◆ Exercise material ◆
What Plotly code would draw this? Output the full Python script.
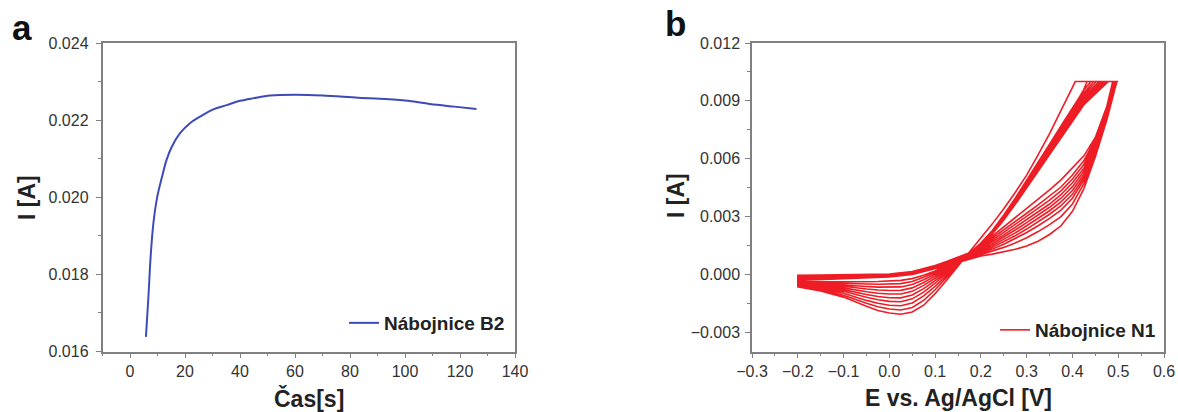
import plotly.graph_objects as go

# ---------------- Panel a: chronoamperometry ----------------
time_s = [5.8, 6.7, 7.5, 8.5, 9.9, 11.5, 13.3, 15.2, 18.2, 21.8, 25.5, 30.3, 35.2, 40,
          45, 51, 60, 70, 83, 100, 109, 118, 126]
current_a = [0.01638, 0.01742, 0.01846, 0.01932, 0.02001, 0.02049, 0.02097, 0.02131,
             0.02166, 0.02192, 0.02209, 0.02228, 0.02239, 0.0225, 0.02257, 0.02264,
             0.02266, 0.02264, 0.02258, 0.02251, 0.02242, 0.02235, 0.02229]

# ---------------- Panel b: cyclic voltammetry (values in mA) ----------------
FWD_E = [-0.2, -0.15, -0.1, -0.05, 0.0, 0.05, 0.1, 0.125, 0.15, 0.175, 0.2, 0.225, 0.25,
         0.275, 0.3, 0.325, 0.35, 0.375, 0.4, 0.425, 0.45, 0.475]
REV_E = [0.425, 0.4, 0.375, 0.35, 0.325, 0.3, 0.275, 0.25, 0.225, 0.2, 0.175, 0.15, 0.125,
         0.1, 0.075, 0.05, 0.025, 0.0, -0.025, -0.05, -0.1, -0.15, -0.2]
E_MAX = 0.5
I_LIMIT_MA = 10.0

fwd_clip_E = [0.497, 0.496, 0.495, 0.494, 0.493, 0.492, 0.491, 0.490, 0.489, 0.488]
rev_clip_E = [0.406, 0.432, 0.440, 0.446, 0.452, 0.458, 0.463, 0.468, 0.473, 0.478]

fwd_mA = [
    [-0.32, -0.28, -0.24, -0.20, -0.14, 0.00, 0.28, 0.45, 0.62, 0.80, 0.95, 1.05, 1.16, 1.30, 1.47, 1.72, 2.07, 2.52, 3.27, 4.45, 6.10, 8.00],
    [-0.29, -0.25, -0.21, -0.17, -0.11, 0.02, 0.30, 0.47, 0.65, 0.84, 1.02, 1.20, 1.40, 1.63, 1.90, 2.22, 2.58, 3.00, 3.65, 4.70, 6.25, 8.10],
    [-0.26, -0.22, -0.18, -0.15, -0.09, 0.04, 0.32, 0.49, 0.68, 0.88, 1.09, 1.31, 1.56, 1.85, 2.17, 2.52, 2.90, 3.33, 3.95, 4.90, 6.40, 8.20],
    [-0.23, -0.19, -0.16, -0.13, -0.07, 0.06, 0.34, 0.51, 0.71, 0.92, 1.15, 1.40, 1.69, 2.00, 2.35, 2.72, 3.12, 3.56, 4.15, 5.05, 6.50, 8.30],
    [-0.20, -0.17, -0.14, -0.11, -0.05, 0.07, 0.36, 0.54, 0.74, 0.96, 1.21, 1.49, 1.81, 2.15, 2.52, 2.90, 3.30, 3.76, 4.35, 5.20, 6.60, 8.35],
    [-0.17, -0.14, -0.11, -0.08, -0.03, 0.09, 0.38, 0.56, 0.77, 1.00, 1.27, 1.58, 1.93, 2.30, 2.68, 3.07, 3.48, 3.95, 4.55, 5.35, 6.70, 8.40],
    [-0.14, -0.11, -0.08, -0.06, -0.01, 0.11, 0.40, 0.59, 0.80, 1.03, 1.33, 1.67, 2.05, 2.44, 2.83, 3.23, 3.65, 4.13, 4.75, 5.50, 6.80, 8.45],
    [-0.11, -0.08, -0.06, -0.04, 0.00, 0.12, 0.42, 0.61, 0.84, 1.06, 1.39, 1.77, 2.18, 2.59, 3.00, 3.41, 3.85, 4.33, 4.95, 5.70, 6.90, 8.50],
    [-0.08, -0.06, -0.04, -0.02, 0.01, 0.14, 0.44, 0.64, 0.87, 1.09, 1.45, 1.87, 2.31, 2.74, 3.17, 3.60, 4.05, 4.53, 5.15, 5.90, 7.00, 8.60],
    [-0.05, -0.03, -0.02, -0.01, 0.02, 0.15, 0.46, 0.67, 0.90, 1.12, 1.51, 1.98, 2.48, 2.95, 3.42, 3.90, 4.38, 4.90, 5.50, 6.15, 7.10, 8.70],
]

rev_mA = [
    [None, 9.70, 8.50, 7.30, 6.20, 5.15, 4.25, 3.40, 2.62, 1.88, 1.15, 0.45, -0.30, -1.00, -1.60, -1.95, -2.07, -2.00, -1.87, -1.65, -1.18, -0.86, -0.64],
    [9.60, 8.60, 7.55, 6.50, 5.50, 4.55, 3.65, 2.85, 2.10, 1.55, 1.12, 0.48, -0.18, -0.80, -1.35, -1.72, -1.85, -1.80, -1.68, -1.50, -1.08, -0.80, -0.62],
    [9.55, 8.65, 7.70, 6.75, 5.80, 4.85, 3.95, 3.08, 2.28, 1.62, 1.10, 0.52, -0.06, -0.62, -1.12, -1.48, -1.63, -1.60, -1.50, -1.35, -0.98, -0.74, -0.60],
    [9.40, 8.50, 7.58, 6.65, 5.72, 4.78, 3.88, 3.03, 2.25, 1.60, 1.08, 0.55, 0.04, -0.46, -0.92, -1.27, -1.42, -1.40, -1.32, -1.19, -0.88, -0.68, -0.57],
    [9.30, 8.40, 7.48, 6.56, 5.64, 4.72, 3.83, 2.99, 2.22, 1.58, 1.06, 0.58, 0.12, -0.32, -0.74, -1.07, -1.22, -1.21, -1.15, -1.04, -0.79, -0.63, -0.54],
    [9.20, 8.30, 7.40, 6.48, 5.57, 4.66, 3.78, 2.95, 2.19, 1.56, 1.05, 0.61, 0.19, -0.20, -0.57, -0.88, -1.02, -1.02, -0.98, -0.90, -0.70, -0.58, -0.51],
    [9.10, 8.20, 7.31, 6.41, 5.50, 4.60, 3.73, 2.91, 2.16, 1.54, 1.04, 0.64, 0.26, -0.09, -0.42, -0.70, -0.83, -0.84, -0.81, -0.76, -0.62, -0.53, -0.48],
    [9.00, 8.12, 7.23, 6.34, 5.44, 4.55, 3.69, 2.88, 2.14, 1.52, 1.03, 0.67, 0.32, 0.01, -0.28, -0.53, -0.65, -0.67, -0.66, -0.63, -0.54, -0.48, -0.45],
    [8.90, 8.04, 7.16, 6.28, 5.39, 4.51, 3.66, 2.85, 2.12, 1.50, 1.02, 0.70, 0.38, 0.10, -0.15, -0.37, -0.48, -0.51, -0.51, -0.50, -0.46, -0.43, -0.42],
    [8.80, 7.96, 7.09, 6.22, 5.34, 4.47, 3.63, 2.82, 2.10, 1.48, 1.01, 0.73, 0.44, 0.18, -0.04, -0.22, -0.31, -0.35, -0.37, -0.38, -0.38, -0.38, -0.38],
]

# Build one continuous CV trace (cycle after cycle)
cv_x, cv_y = [], []
for k in range(len(fwd_mA)):
    for e, i in zip(FWD_E, fwd_mA[k]):
        cv_x.append(e); cv_y.append(i / 1000.0)
    cv_x += [fwd_clip_E[k], E_MAX, rev_clip_E[k]]
    cv_y += [I_LIMIT_MA / 1000.0] * 3
    for e, i in zip(REV_E, rev_mA[k]):
        if i is None:
            continue
        cv_x.append(e); cv_y.append(i / 1000.0)

W, H = 1178, 412
FONT = "Liberation Sans, Arial, Helvetica, sans-serif"
AX_COLOR = "#808080"
TICK_FONT = dict(family=FONT, size=16, color="#333333")
TITLE_FONT = dict(family=FONT, size=23, color="#222222")
LEG_FONT = dict(family=FONT, size=19, color="#222222")

fig = go.Figure()
fig.add_trace(go.Scatter(x=time_s, y=current_a, mode="lines", name="<b>Nábojnice B2</b>",
                         line=dict(color="#3D4BB8", width=2.0, shape="spline"),
                         xaxis="x", yaxis="y", legend="legend", showlegend=True))
fig.add_trace(go.Scatter(x=cv_x, y=cv_y, mode="lines", name="<b>Nábojnice N1</b>",
                         line=dict(color="#EE1C25", width=1.6),
                         xaxis="x2", yaxis="y2", legend="legend2", showlegend=True))

common = dict(showline=True, linecolor=AX_COLOR, linewidth=1.5, mirror=True,
              ticks="outside", ticklen=5, tickwidth=1.2, tickcolor=AX_COLOR,
              showgrid=False, zeroline=False, tickfont=TICK_FONT, automargin=False)

Y0, Y1 = 1 - 351.5 / H, 1 - 43 / H


def px(x):
    return x / W


def py(y):
    return 1 - y / H


def label(text, x, y, font, angle=0):
    return dict(text=text, x=px(x), y=py(y), xref="paper", yref="paper",
                xanchor="center", yanchor="middle", textangle=angle,
                showarrow=False, font=font)


fig.update_layout(
    width=W, height=H,
    margin=dict(l=0, r=0, t=0, b=0, autoexpand=False),
    paper_bgcolor="white", plot_bgcolor="white",
    showlegend=True,
    xaxis=dict(domain=[px(102.5), px(515)], anchor="y", range=[-10, 140],
               dtick=20, tick0=0,
               minor=dict(ticks="outside", ticklen=3, dtick=10, tickcolor=AX_COLOR),
               **common),
    yaxis=dict(domain=[Y0, Y1], anchor="x", range=[0.016, 0.024], dtick=0.002,
               tickformat=".3f", ticklabelstandoff=4,
               minor=dict(ticks="outside", ticklen=3, dtick=0.001, tickcolor=AX_COLOR),
               **common),
    xaxis2=dict(domain=[px(752), px(1164)], anchor="y2", range=[-0.3, 0.6],
                dtick=0.1, tick0=0, tickformat=".1f",
                minor=dict(ticks="outside", ticklen=3, dtick=0.05, tickcolor=AX_COLOR),
                **common),
    yaxis2=dict(domain=[Y0, Y1], anchor="x2", range=[-0.004, 0.012], dtick=0.003, tick0=0,
                tickformat=".3f", ticklabelstandoff=2,
                minor=dict(ticks="outside", ticklen=3, dtick=0.0015, tickcolor=AX_COLOR),
                **common),
    legend=dict(x=px(510), y=py(323), xanchor="right", yanchor="middle",
                bgcolor="rgba(0,0,0,0)", font=LEG_FONT),
    legend2=dict(x=px(1161), y=py(330), xanchor="right", yanchor="middle",
                 bgcolor="rgba(0,0,0,0)", font=LEG_FONT),
    annotations=[
        label("<b>a</b>", 22, 28, dict(family=FONT, size=35, color="#111111")),
        label("<b>b</b>", 675, 24, dict(family=FONT, size=35, color="#111111")),
        label("<b>I [A]</b>", 27, 198, TITLE_FONT, -90),
        label("<b>Čas[s]</b>", 309, 398, TITLE_FONT),
        label("<b>I [A]</b>", 676, 196, TITLE_FONT, -90),
        label("<b>E vs. Ag/AgCl [V]</b>", 958, 398, TITLE_FONT),
    ],
)

fig.write_html("out.html",
               config={"displayModeBar": False},
               post_script="document.body.style.margin='0';"
                           "document.body.style.overflow='hidden';")
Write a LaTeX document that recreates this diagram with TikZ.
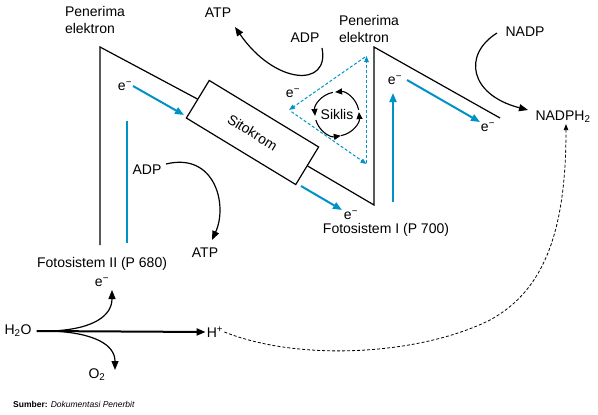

◆ What the task asks ◆
Please give again the entries word for word, starting at the first line and ending with the line that contains "import plotly.graph_objects as go"; include both of those lines but none of the pictures.

◆ Exercise result ◆
What Plotly code would draw this? Output the full Python script.
import plotly.graph_objects as go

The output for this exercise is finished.